● What to work on: The complete listing should be restated exactly.
★ ★ ★ ★ ★ ★ ★
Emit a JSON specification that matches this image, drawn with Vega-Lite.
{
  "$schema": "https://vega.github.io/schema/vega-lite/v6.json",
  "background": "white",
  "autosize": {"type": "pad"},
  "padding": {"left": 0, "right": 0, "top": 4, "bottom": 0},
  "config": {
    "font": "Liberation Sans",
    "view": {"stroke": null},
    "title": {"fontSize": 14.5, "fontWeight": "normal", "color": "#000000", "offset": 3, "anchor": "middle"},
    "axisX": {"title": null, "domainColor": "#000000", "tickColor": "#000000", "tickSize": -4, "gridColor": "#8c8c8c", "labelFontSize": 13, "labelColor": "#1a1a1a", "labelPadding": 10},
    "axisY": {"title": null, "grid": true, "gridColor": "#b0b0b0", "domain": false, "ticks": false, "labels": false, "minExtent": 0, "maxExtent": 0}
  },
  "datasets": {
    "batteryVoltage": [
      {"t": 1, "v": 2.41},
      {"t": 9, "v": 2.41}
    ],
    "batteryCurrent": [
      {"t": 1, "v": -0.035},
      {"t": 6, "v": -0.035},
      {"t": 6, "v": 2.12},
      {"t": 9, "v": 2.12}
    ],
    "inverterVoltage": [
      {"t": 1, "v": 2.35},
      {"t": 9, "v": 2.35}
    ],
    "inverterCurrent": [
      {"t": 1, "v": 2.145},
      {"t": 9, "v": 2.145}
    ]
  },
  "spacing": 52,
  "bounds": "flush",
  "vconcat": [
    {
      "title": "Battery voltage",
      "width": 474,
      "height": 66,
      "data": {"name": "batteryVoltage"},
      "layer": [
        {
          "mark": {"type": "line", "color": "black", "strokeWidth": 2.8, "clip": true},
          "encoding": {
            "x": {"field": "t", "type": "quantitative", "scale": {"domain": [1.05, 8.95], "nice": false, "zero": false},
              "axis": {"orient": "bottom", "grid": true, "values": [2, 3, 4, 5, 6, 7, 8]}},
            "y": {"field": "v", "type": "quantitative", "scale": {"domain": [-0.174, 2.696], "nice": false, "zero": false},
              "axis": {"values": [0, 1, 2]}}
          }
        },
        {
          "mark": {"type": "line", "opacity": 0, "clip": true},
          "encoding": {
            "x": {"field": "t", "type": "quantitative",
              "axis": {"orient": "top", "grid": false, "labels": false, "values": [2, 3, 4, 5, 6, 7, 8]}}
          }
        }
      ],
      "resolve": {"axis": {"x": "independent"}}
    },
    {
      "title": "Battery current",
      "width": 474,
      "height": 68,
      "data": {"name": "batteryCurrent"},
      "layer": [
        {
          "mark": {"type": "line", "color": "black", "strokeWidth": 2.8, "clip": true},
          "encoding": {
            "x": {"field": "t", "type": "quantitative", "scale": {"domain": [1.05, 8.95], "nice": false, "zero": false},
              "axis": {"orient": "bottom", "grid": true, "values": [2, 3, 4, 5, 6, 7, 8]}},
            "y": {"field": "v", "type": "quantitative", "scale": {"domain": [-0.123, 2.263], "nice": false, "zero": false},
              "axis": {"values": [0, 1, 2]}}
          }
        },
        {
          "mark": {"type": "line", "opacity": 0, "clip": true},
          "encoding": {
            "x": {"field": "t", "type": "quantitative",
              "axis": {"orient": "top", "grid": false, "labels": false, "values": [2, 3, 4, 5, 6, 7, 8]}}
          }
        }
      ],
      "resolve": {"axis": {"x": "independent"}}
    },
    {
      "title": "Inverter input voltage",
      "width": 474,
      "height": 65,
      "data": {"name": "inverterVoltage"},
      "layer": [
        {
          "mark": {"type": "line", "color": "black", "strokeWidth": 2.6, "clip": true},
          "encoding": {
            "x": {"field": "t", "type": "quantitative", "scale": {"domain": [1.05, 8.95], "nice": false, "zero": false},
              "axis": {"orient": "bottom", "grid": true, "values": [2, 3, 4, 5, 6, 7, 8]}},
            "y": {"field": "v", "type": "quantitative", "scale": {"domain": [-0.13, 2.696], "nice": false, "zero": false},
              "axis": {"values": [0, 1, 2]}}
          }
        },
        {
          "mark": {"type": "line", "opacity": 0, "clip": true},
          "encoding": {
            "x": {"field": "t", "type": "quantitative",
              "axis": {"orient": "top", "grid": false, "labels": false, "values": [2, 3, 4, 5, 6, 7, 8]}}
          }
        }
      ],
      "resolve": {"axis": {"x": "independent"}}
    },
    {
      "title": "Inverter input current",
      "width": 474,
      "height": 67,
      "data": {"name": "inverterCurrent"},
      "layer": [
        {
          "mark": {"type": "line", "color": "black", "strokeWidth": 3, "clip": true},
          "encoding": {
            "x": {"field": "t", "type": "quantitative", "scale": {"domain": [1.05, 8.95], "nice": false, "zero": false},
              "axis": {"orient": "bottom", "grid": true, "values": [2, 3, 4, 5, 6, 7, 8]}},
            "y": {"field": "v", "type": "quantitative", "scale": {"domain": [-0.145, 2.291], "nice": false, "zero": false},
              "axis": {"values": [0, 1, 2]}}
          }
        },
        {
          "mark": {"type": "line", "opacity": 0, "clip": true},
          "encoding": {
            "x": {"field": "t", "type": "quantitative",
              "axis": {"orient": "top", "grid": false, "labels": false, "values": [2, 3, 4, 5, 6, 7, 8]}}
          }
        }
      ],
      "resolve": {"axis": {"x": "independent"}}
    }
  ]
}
★ ★ ★ ★ ★ ★ ★
● Output:
Emit a JSON specification that matches this image, drawn with Vega-Lite.
{
  "$schema": "https://vega.github.io/schema/vega-lite/v6.json",
  "background": "white",
  "autosize": {"type": "pad"},
  "padding": {"left": 0, "right": 0, "top": 4, "bottom": 0},
  "config": {
    "font": "Liberation Sans",
    "view": {"stroke": null},
    "title": {"fontSize": 14.5, "fontWeight": "normal", "color": "#000000", "offset": 3, "anchor": "middle"},
    "axisX": {"title": null, "domainColor": "#000000", "tickColor": "#000000", "tickSize": -4, "gridColor": "#8c8c8c", "labelFontSize": 13, "labelColor": "#1a1a1a", "labelPadding": 10},
    "axisY": {"title": null, "grid": true, "gridColor": "#b0b0b0", "domain": false, "ticks": false, "labels": false, "minExtent": 0, "maxExtent": 0}
  },
  "datasets": {
    "batteryVoltage": [
      {"t": 1, "v": 2.41},
      {"t": 9, "v": 2.41}
    ],
    "batteryCurrent": [
      {"t": 1, "v": -0.035},
      {"t": 6, "v": -0.035},
      {"t": 6, "v": 2.12},
      {"t": 9, "v": 2.12}
    ],
    "inverterVoltage": [
      {"t": 1, "v": 2.35},
      {"t": 9, "v": 2.35}
    ],
    "inverterCurrent": [
      {"t": 1, "v": 2.145},
      {"t": 9, "v": 2.145}
    ]
  },
  "spacing": 52,
  "bounds": "flush",
  "vconcat": [
    {
      "title": "Battery voltage",
      "width": 474,
      "height": 66,
      "data": {"name": "batteryVoltage"},
      "layer": [
        {
          "mark": {"type": "line", "color": "black", "strokeWidth": 2.8, "clip": true},
          "encoding": {
            "x": {"field": "t", "type": "quantitative", "scale": {"domain": [1.05, 8.95], "nice": false, "zero": false},
              "axis": {"orient": "bottom", "grid": true, "values": [2, 3, 4, 5, 6, 7, 8]}},
            "y": {"field": "v", "type": "quantitative", "scale": {"domain": [-0.174, 2.696], "nice": false, "zero": false},
              "axis": {"values": [0, 1, 2]}}
          }
        },
        {
          "mark": {"type": "line", "opacity": 0, "clip": true},
          "encoding": {
            "x": {"field": "t", "type": "quantitative",
              "axis": {"orient": "top", "grid": false, "labels": false, "values": [2, 3, 4, 5, 6, 7, 8]}}
          }
        }
      ],
      "resolve": {"axis": {"x": "independent"}}
    },
    {
      "title": "Battery current",
      "width": 474,
      "height": 68,
      "data": {"name": "batteryCurrent"},
      "layer": [
        {
          "mark": {"type": "line", "color": "black", "strokeWidth": 2.8, "clip": true},
          "encoding": {
            "x": {"field": "t", "type": "quantitative", "scale": {"domain": [1.05, 8.95], "nice": false, "zero": false},
              "axis": {"orient": "bottom", "grid": true, "values": [2, 3, 4, 5, 6, 7, 8]}},
            "y": {"field": "v", "type": "quantitative", "scale": {"domain": [-0.123, 2.263], "nice": false, "zero": false},
              "axis": {"values": [0, 1, 2]}}
          }
        },
        {
          "mark": {"type": "line", "opacity": 0, "clip": true},
          "encoding": {
            "x": {"field": "t", "type": "quantitative",
              "axis": {"orient": "top", "grid": false, "labels": false, "values": [2, 3, 4, 5, 6, 7, 8]}}
          }
        }
      ],
      "resolve": {"axis": {"x": "independent"}}
    },
    {
      "title": "Inverter input voltage",
      "width": 474,
      "height": 65,
      "data": {"name": "inverterVoltage"},
      "layer": [
        {
          "mark": {"type": "line", "color": "black", "strokeWidth": 2.6, "clip": true},
          "encoding": {
            "x": {"field": "t", "type": "quantitative", "scale": {"domain": [1.05, 8.95], "nice": false, "zero": false},
              "axis": {"orient": "bottom", "grid": true, "values": [2, 3, 4, 5, 6, 7, 8]}},
            "y": {"field": "v", "type": "quantitative", "scale": {"domain": [-0.13, 2.696], "nice": false, "zero": false},
              "axis": {"values": [0, 1, 2]}}
          }
        },
        {
          "mark": {"type": "line", "opacity": 0, "clip": true},
          "encoding": {
            "x": {"field": "t", "type": "quantitative",
              "axis": {"orient": "top", "grid": false, "labels": false, "values": [2, 3, 4, 5, 6, 7, 8]}}
          }
        }
      ],
      "resolve": {"axis": {"x": "independent"}}
    },
    {
      "title": "Inverter input current",
      "width": 474,
      "height": 67,
      "data": {"name": "inverterCurrent"},
      "layer": [
        {
          "mark": {"type": "line", "color": "black", "strokeWidth": 3, "clip": true},
          "encoding": {
            "x": {"field": "t", "type": "quantitative", "scale": {"domain": [1.05, 8.95], "nice": false, "zero": false},
              "axis": {"orient": "bottom", "grid": true, "values": [2, 3, 4, 5, 6, 7, 8]}},
            "y": {"field": "v", "type": "quantitative", "scale": {"domain": [-0.145, 2.291], "nice": false, "zero": false},
              "axis": {"values": [0, 1, 2]}}
          }
        },
        {
          "mark": {"type": "line", "opacity": 0, "clip": true},
          "encoding": {
            "x": {"field": "t", "type": "quantitative",
              "axis": {"orient": "top", "grid": false, "labels": false, "values": [2, 3, 4, 5, 6, 7, 8]}}
          }
        }
      ],
      "resolve": {"axis": {"x": "independent"}}
    }
  ]
}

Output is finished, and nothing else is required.